【法律その他】 従業員の給料が差し押さえられた!?
従業員の給料がサラ金から差し押さえられたという相談が少しずつ増えているように思います。
突然、裁判所から、債権差押決定の封筒が届きます。
「差押債権目録」には、差押え金額と、給与・賞与及び退職金債権のうち差押え対象部分が記載されています。
通常は、給与であれば、給与と諸手当(通勤手当除く)から、所得税、住民税及び社会保険料を控除した残額の4分の1です。
また、陳述書も作成の上、裁判所や債権者に提出しなければなりません。
差押命令が債務者(送達通知書で確認)に届いて4週間を経過すると、会社はサラ金に支払うことになります。
複数のサラ金から差押えられた場合には、さらに手続が複雑になりますが、ここでは説明しません。

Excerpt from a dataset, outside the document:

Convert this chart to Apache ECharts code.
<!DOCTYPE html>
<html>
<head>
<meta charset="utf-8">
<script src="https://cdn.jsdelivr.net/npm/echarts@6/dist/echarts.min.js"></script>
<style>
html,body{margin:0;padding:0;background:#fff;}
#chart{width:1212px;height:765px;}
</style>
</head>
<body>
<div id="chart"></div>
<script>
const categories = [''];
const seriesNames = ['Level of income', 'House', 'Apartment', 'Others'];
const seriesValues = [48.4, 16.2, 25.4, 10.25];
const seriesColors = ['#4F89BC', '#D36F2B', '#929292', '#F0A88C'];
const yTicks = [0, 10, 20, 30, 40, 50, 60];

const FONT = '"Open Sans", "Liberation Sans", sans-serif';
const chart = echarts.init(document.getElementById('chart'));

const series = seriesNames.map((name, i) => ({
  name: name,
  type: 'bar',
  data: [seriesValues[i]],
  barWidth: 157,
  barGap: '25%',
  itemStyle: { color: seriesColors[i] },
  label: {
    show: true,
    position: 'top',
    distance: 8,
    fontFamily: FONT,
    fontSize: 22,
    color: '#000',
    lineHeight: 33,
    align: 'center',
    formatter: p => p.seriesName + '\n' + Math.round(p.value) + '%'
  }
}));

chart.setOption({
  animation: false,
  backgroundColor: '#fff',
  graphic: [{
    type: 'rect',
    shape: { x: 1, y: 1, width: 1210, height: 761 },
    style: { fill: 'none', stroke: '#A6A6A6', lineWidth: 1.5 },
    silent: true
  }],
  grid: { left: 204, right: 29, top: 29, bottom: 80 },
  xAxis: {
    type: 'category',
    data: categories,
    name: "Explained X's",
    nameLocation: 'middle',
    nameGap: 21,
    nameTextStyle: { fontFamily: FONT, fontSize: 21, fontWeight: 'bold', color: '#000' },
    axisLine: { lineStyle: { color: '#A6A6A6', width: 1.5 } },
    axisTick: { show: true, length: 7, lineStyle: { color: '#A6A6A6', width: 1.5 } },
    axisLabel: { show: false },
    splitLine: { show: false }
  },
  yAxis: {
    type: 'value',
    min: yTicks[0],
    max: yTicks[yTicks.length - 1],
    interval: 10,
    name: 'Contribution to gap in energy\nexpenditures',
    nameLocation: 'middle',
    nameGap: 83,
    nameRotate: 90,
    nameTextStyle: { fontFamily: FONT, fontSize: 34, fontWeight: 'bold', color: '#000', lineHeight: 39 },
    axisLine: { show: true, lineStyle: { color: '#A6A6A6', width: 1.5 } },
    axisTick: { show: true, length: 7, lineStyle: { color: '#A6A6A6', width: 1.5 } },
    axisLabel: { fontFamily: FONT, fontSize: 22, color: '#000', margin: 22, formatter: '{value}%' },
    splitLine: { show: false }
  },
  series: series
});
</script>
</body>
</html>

なお、サラ金は、無条件で差押えができるわけではなく、多くの場合は、欠席判決や和解調書を原因として、差押えされています。従って、勤務先にとっては驚きであっても、従業員にとってはそうではありません。
そして、この差押えに対する勤務先の対応ですが、面倒ですが、残念ながらお付き合いせざる得ません。
(九谷焼美術館)
経営者の方からは、クビにできないか?という相談を受けることがありますが、借金は基本的には業務とは無関係の私的生活上の行為であることから、多額の負債がある、破産の申立てをしている、さらに破産したという理由で、従業員を解雇することは困難です。

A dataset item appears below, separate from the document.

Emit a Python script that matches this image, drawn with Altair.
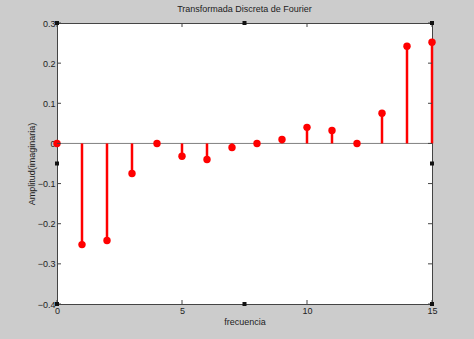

そして、反対に、従業員の立場からすれば、給料の手取額が少なくなることから、差押えをされた会社を辞めてしまう方もいます。
ただ、勤務先が従業員にお金を貸していることもあり、退職の際に、勤務先と従業員との間でトラブルになることも散見されます。
従業員の立場から、差押えからの早期の解放を希望されるのであれば、破産申立を行い管財事件として処理してもらうか、個人再生手続を行う等の方法もあります。
但し、これらの手続の申立てを行うに際して弁護士に依頼されるのであれば、相応の費用がかかります。
サラ金側としては、従業員に辞められたら、それ以降は再び同じような手続をとらない限り、債権回収が図れません。
勤務先としては、従業員が辞めない場合には、面倒な対応をせざるを得ませんし、また、辞めた場合には、勤務先が従業員にお金を貸しているようなケースもありトラブルになりがちです。勤務先としては、貸付金を給料から控除しようとしますが、労働基準法違反となりますので、できません。
サラ金から差押えまで受けている方の中には、生活態度がだらしない方が相当数散見されるように思います。
サラ金から訴訟をされる前に、或いはされた後に、地元のしっかりした弁護士に相談するなりの方法がとれたはずです。
サラ金から差押えをされると、勤務先にも大きな負担をかけることになります。
お金を借りる際には十分な返済計画を立ててから借りるようにして下さい。